Smart Home Devices Open New Vulnerabilities

By: Brad Russell

Key value propositions for consumers around the smart home are noted as more security, more safety, and easy management of home solutions for communication and controls in the home. Really, the promise of the connected home hinges on the security, safety, and simplicity of protecting this advanced technology from being exploited to harm households.

In 2017, the connected home market has experienced an expansion of the kinds of attacks that have been increasing in recent years. 

Attacks include:

  • Distributed Denial of Service (DDoS) attacks—like the largest-ever October 2016 Mirai botnet attack—will target devices where default password usage provides easy unauthorized access. Ransom attacks, using DDoS as a threat to an organization or ransomware targeting individual consumers, are predicted to continue seeking to extort payment by hijacking control of devices.
  • Permanent Denial of Service (PDoS) attacks, as known as phlashing, seek to destroy the firmware and permanently render IoT devices inoperable. Malicious impact without particular rewards has been enough motive for some hackers.
  • Man-in-the-middle attacks often exploit router or device setup vulnerabilities to gain access to data traffic moving to and from devices on the home network.
  • Phishing scams, increasingly difficult to identify, lure consumers onto fake websites that solicit their login credentials to fix an imaginary problem. According to The Anti-Phishing Workgroup, almost 100,000 email phishing attacks are reported each month. Thousands of people fall for them, divulging sensitive personal and business information in the process.

Investment in data privacy and security by stakeholders in the consumer IoT ecosystem has never been greater. However, vulnerabilities still exist and are highlighted in the news regularly. Parks Associates research finds that nearly one-half of consumers cite strong data security and privacy concerns related to Internet-connected devices. 

Inhibiting Adoption

Security concerns can inhibit adoption for the mass of consumers who need more confidence in connected products.  Whether security solutions are provided at the level of hardware, communication networks, control hubs, routers and gateways, or cloud platforms, these protections are vitally important to the success of IoT providers throughout the ecosystem.

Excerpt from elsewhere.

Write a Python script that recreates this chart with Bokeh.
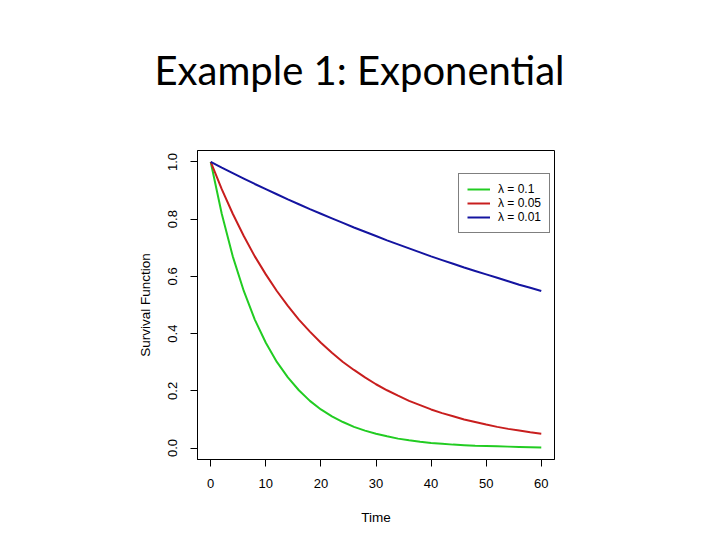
from bokeh.plotting import figure
from bokeh.layouts import column
from bokeh.models import Range1d, FixedTicker, PrintfTickFormatter, Legend, LegendItem, Title
from bokeh.embed import file_html
from bokeh.resources import INLINE

time = [0, 2, 4, 6, 8, 10, 12, 14, 16, 18, 20, 22, 24, 26, 28, 30,
        32, 34, 36, 38, 40, 42, 44, 46, 48, 50, 52, 54, 56, 58, 60]
surv_01 = [1.000, 0.819, 0.670, 0.549, 0.449, 0.368, 0.301, 0.247, 0.202, 0.165, 0.135,
           0.111, 0.091, 0.074, 0.061, 0.050, 0.041, 0.033, 0.027, 0.022, 0.018,
           0.015, 0.012, 0.010, 0.008, 0.007, 0.006, 0.005, 0.004, 0.003, 0.002]
surv_005 = [1.000, 0.905, 0.819, 0.741, 0.670, 0.607, 0.549, 0.497, 0.449, 0.407, 0.368,
            0.333, 0.301, 0.273, 0.247, 0.223, 0.202, 0.183, 0.165, 0.150, 0.135,
            0.122, 0.111, 0.100, 0.091, 0.082, 0.074, 0.067, 0.061, 0.055, 0.050]
surv_001 = [1.000, 0.980, 0.961, 0.942, 0.923, 0.905, 0.887, 0.869, 0.852, 0.835, 0.819,
            0.803, 0.787, 0.771, 0.756, 0.741, 0.726, 0.712, 0.698, 0.684, 0.670,
            0.657, 0.644, 0.631, 0.619, 0.607, 0.595, 0.583, 0.571, 0.560, 0.549]
labels = ["λ = 0.1", "λ = 0.05", "λ = 0.01"]
x_ticks = [0, 10, 20, 30, 40, 50, 60]
y_ticks = [0.0, 0.2, 0.4, 0.6, 0.8, 1.0]
title_text = "Example 1: Exponential"

FONT = "Liberation Sans"

# --- slide title strip (its frame is aligned with the chart's frame by the column) ---
ft = figure(width=712, height=145, output_backend="svg", toolbar_location=None,
            min_border_left=0, min_border_right=0, min_border_top=0, min_border_bottom=0)
ft.xaxis.visible = False
ft.yaxis.visible = False
ft.xgrid.visible = False
ft.ygrid.visible = False
ft.outline_line_color = None
ft.background_fill_color = "white"
ft.border_fill_color = "white"
ft.add_layout(Title(text=title_text, align="left", offset=-43, vertical_align="top",
                    text_font="Lato", text_font_size="40px", text_font_style="normal",
                    text_color="black", standoff=90), "above")

# --- chart ---
p = figure(width=712, height=387, output_backend="svg", toolbar_location=None,
           x_range=Range1d(-2.4, 62.4), y_range=Range1d(-0.04, 1.04),
           min_border_left=197, min_border_right=158, min_border_top=5, min_border_bottom=73)
p.background_fill_color = "white"
p.border_fill_color = "white"
p.outline_line_color = "black"
p.outline_line_width = 1
p.xgrid.visible = False
p.ygrid.visible = False

for ax in (p.xaxis[0], p.yaxis[0]):
    ax.axis_line_color = "black"
    ax.major_tick_line_color = "black"
    ax.major_tick_out = 7
    ax.major_tick_in = 0
    ax.minor_tick_line_color = None
    ax.major_label_text_font = FONT
    ax.major_label_text_font_size = "13px"
    ax.major_label_text_color = "black"
    ax.axis_label_text_font = FONT
    ax.axis_label_text_font_size = "13.5px"
    ax.axis_label_text_font_style = "normal"
    ax.axis_label_text_color = "black"

p.xaxis.ticker = FixedTicker(ticks=x_ticks)
p.yaxis.ticker = FixedTicker(ticks=y_ticks)
p.yaxis.formatter = PrintfTickFormatter(format="%.1f")
p.yaxis.major_label_orientation = "vertical"
p.xaxis.axis_label = "Time"
p.yaxis.axis_label = "Survival Function"
p.xaxis.major_label_standoff = 12
p.xaxis.axis_label_standoff = 19
p.yaxis.major_label_standoff = 13
p.yaxis.axis_label_standoff = 13

r1 = p.line(time, surv_01, line_color="#22cc22", line_width=2)
r2 = p.line(time, surv_005, line_color="#c81e1e", line_width=2)
r3 = p.line(time, surv_001, line_color="#1414a0", line_width=2)

legend = Legend(items=[LegendItem(label=labels[0], renderers=[r1]),
                       LegendItem(label=labels[1], renderers=[r2]),
                       LegendItem(label=labels[2], renderers=[r3])],
                location=(261, 226))
legend.border_line_color = "black"
legend.border_line_width = 1
legend.background_fill_color = "white"
legend.background_fill_alpha = 1
legend.label_text_font = FONT
legend.label_text_font_size = "12px"
legend.label_text_color = "black"
legend.label_height = 12
legend.glyph_height = 12
legend.glyph_width = 23
legend.label_standoff = 8
legend.spacing = 0
legend.padding = 8
legend.margin = 0
p.add_layout(legend, "center")

page = column(ft, p, spacing=0)
open("out.html", "w").write(file_html(page, INLINE))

Securing the connected home today is not as much a technological challenge as a product development, product management, and consumer behavior challenge. Current attacks largely focus on the low-hanging fruit of known vulnerabilities. Reliable security technologies and procedures are well-established for ensuring home network security, including best practices for securing routers and gateways, access management, data transport, and data storage at the local and cloud levels.

Many enterprise-grade processes that have been worked out over the years are being deployed in the home. Having product manufacturers and consumers adhere to recommended best practices appears hit-or-miss and future attack strategies require new solutions within IoT security architecture that is flexible and scalable. 

Product Development Challenges

Security and privacy planning is critical to the product development process. Tough decisions abound around the degree of investment into security-related strategy, hardware design, application design, networking protocol selection, platform build-or-buy strategy, integration with third-parties, cloud transfer and storage, and product testing.

Ultimately, the business model and company culture of the manufacturer serve as the foundation for these decisions. A focus on one-off sales of value-tiered devices produces minimally viable products that are a security threat to both the homeowner and the broader IoT ecosystem. On the other hand, deep investment in security by design and comprehensive support throughout the product lifecycle requires a business model that can offset these costs and still provide sufficient return on investment. A trade-off between cost and time-to-market also challenges companies throughout security planning and product testing. The consumer IoT market has seen startups and established manufacturers rush to ship connected products without sufficient knowledge of security threats or adequate plans for how long the product will live.

Another challenge resides in planning for the relationship map of a device and its data to an end customer. The enterprise segment typically has clear management of the user relationship to data, while the connected home provides complex challenges regarding mapping multiple users and their data to devices. This creates access problems and work streams with which many product manufacturers have little experience.